Emerging market ETFs have underperformed all year and now serious currency declines in many developing countries are adding to the pain.

For example, WisdomTree Dreyfus Emerging Currency Fund (NYSEArca: CEW) has weakened close to its lowest levels of 2013.

“This prospect of higher interest rates in the United States is having a very negative impact on many EM currencies, with the Indian Rupee, Indonesian Rupiah, Brazilian Real and Turkish Lira all falling sharply early last week in response to rising U.S. rates and now down by 10-15% year-to-date.  The oft-repeated theory is that rising U.S. interest rates are sucking money out of these currencies,” says David Kelly, Chief Global Strategist at J.P. Morgan Funds.

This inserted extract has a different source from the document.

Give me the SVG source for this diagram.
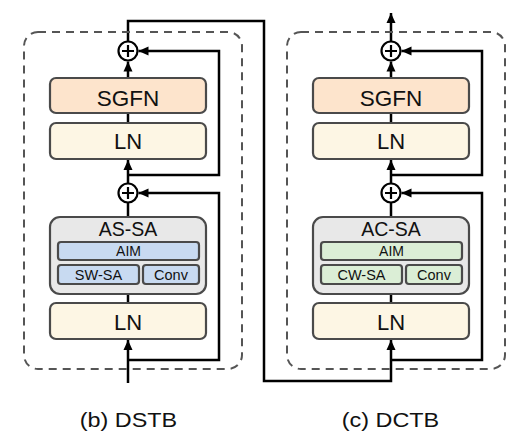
<svg xmlns="http://www.w3.org/2000/svg" width="526" height="440" viewBox="0 0 526 440">
<style>
.frame{fill:none;stroke:#555;stroke-width:2;stroke-dasharray:8 6}
.box{stroke:#4a4a4a;stroke-width:2.2}
.sgfn{fill:#fde4cc}
.ln{fill:#fdf6e4}
.sa{fill:#e8e8e8}
.blue{fill:#c8daf1}
.green{fill:#dbeed6}
.add{fill:#fff;stroke:#000;stroke-width:2.2}
.pl{stroke:#000;stroke-width:2.2}
.c{fill:none;stroke:#000;stroke-width:2.5}
.t{font-family:"Liberation Sans",Arial,sans-serif;text-anchor:middle;fill:#111}
</style>
<defs>
<marker id="ah" markerUnits="userSpaceOnUse" markerWidth="10" markerHeight="10" refX="10" refY="5" orient="auto">
<path d="M0,0.5 L10,5 L0,9.5 z" fill="#000"/>
</marker>
</defs>

<g id="connectors">
<!-- left block -->
<line class="c" x1="128" y1="383" x2="128" y2="340" marker-end="url(#ah)"/>
<polyline class="c" points="128,360 219,360 219,193 138.5,193" marker-end="url(#ah)"/>
<line class="c" x1="128" y1="217" x2="128" y2="203"/>
<line class="c" x1="128" y1="294" x2="128" y2="303"/>
<line class="c" x1="128" y1="183" x2="128" y2="160" marker-end="url(#ah)"/>
<polyline class="c" points="128,175 219,175 219,51 138.5,51" marker-end="url(#ah)"/>
<line class="c" x1="128" y1="113" x2="128" y2="123"/>
<line class="c" x1="128" y1="78" x2="128" y2="61.5" marker-end="url(#ah)"/>
<polyline class="c" points="128,41 128,21 264,21 264,381 391,381 391,340" marker-end="url(#ah)"/>
<!-- right block -->
<polyline class="c" points="391,360 482,360 482,193 401.5,193" marker-end="url(#ah)"/>
<line class="c" x1="391" y1="217" x2="391" y2="203"/>
<line class="c" x1="391" y1="294" x2="391" y2="303"/>
<line class="c" x1="391" y1="183" x2="391" y2="160" marker-end="url(#ah)"/>
<polyline class="c" points="391,175 482,175 482,51 401.5,51" marker-end="url(#ah)"/>
<line class="c" x1="391" y1="113" x2="391" y2="123"/>
<line class="c" x1="391" y1="78" x2="391" y2="61.5" marker-end="url(#ah)"/>
<line class="c" x1="391" y1="41" x2="391" y2="13" marker-end="url(#ah)"/>
</g>

<g id="frame-b"><rect class="frame" x="24" y="32" width="218" height="337" rx="14"/></g>
<g id="frame-c"><rect class="frame" x="287" y="32" width="218" height="337" rx="14"/></g>

<g id="b-add1"><circle class="add" cx="128" cy="51" r="9.5"/><path class="pl" d="M122,51 H134 M128,45 V57"/></g>
<g id="b-sgfn"><rect class="box sgfn" x="50" y="78" width="156" height="35" rx="6"/><text class="t" x="128" y="106" font-size="22.5">SGFN</text></g>
<g id="b-ln1"><rect class="box ln" x="50" y="123" width="156" height="36" rx="6"/><text class="t" x="128" y="149" font-size="22">LN</text></g>
<g id="b-add2"><circle class="add" cx="128" cy="193" r="9.5"/><path class="pl" d="M122,193 H134 M128,187 V199"/></g>
<g id="b-assa">
<rect class="box sa" x="50" y="217" width="156" height="77" rx="10"/>
<text class="t" x="128" y="236" font-size="19.5">AS-SA</text>
<g id="b-aim"><rect class="box blue" x="58" y="242" width="141" height="18" rx="3"/><text class="t" x="128.5" y="256" font-size="14">AIM</text></g>
<g id="b-swsa"><rect class="box blue" x="58" y="265" width="81" height="19" rx="3"/><text class="t" x="98.5" y="280" font-size="14.5">SW-SA</text></g>
<g id="b-conv"><rect class="box blue" x="143" y="265" width="56" height="19" rx="3"/><text class="t" x="171" y="280" font-size="14.5">Conv</text></g>
</g>
<g id="b-ln2"><rect class="box ln" x="50" y="303" width="156" height="36" rx="6"/><text class="t" x="128" y="330" font-size="22">LN</text></g>

<g id="c-add1"><circle class="add" cx="391" cy="51" r="9.5"/><path class="pl" d="M385,51 H397 M391,45 V57"/></g>
<g id="c-sgfn"><rect class="box sgfn" x="313" y="78" width="156" height="35" rx="6"/><text class="t" x="391" y="106" font-size="22.5">SGFN</text></g>
<g id="c-ln1"><rect class="box ln" x="313" y="123" width="156" height="36" rx="6"/><text class="t" x="391" y="149" font-size="22">LN</text></g>
<g id="c-add2"><circle class="add" cx="391" cy="193" r="9.5"/><path class="pl" d="M385,193 H397 M391,187 V199"/></g>
<g id="c-acsa">
<rect class="box sa" x="313" y="217" width="156" height="77" rx="10"/>
<text class="t" x="391" y="236" font-size="19.5">AC-SA</text>
<g id="c-aim"><rect class="box green" x="321" y="242" width="141" height="18" rx="3"/><text class="t" x="391.5" y="256" font-size="14">AIM</text></g>
<g id="c-cwsa"><rect class="box green" x="321" y="265" width="81" height="19" rx="3"/><text class="t" x="361.5" y="280" font-size="14.5">CW-SA</text></g>
<g id="c-conv"><rect class="box green" x="406" y="265" width="56" height="19" rx="3"/><text class="t" x="434" y="280" font-size="14.5">Conv</text></g>
</g>
<g id="c-ln2"><rect class="box ln" x="313" y="303" width="156" height="36" rx="6"/><text class="t" x="391" y="330" font-size="22">LN</text></g>

<g id="captions">
<text class="t" transform="translate(128.5,427) scale(1.17,1)" x="0" y="0" font-size="20">(b) DSTB</text>
<text class="t" transform="translate(390.5,427) scale(1.17,1)" x="0" y="0" font-size="20">(c) DCTB</text>
</g>
</svg>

“Falling currencies are, of themselves a significant problem for EM economies as they lead to higher imported inflation and central bank attempts to stabilize the currency by raising interest rates,” he added. [India ETFs Fall as Rupee Hits Fresh Record Low]

ETFs that don’t hedge their foreign currency exposure have been hurt by recent trends. [Slumping EM Currencies Pressuring Japan ETFs]

The iShares MSCI Emerging Markets (NYSEArca: EEM) is down about 13% year to date, compared with a gain of 18% for SPDR S&P 500 (NYSEArca: SPY).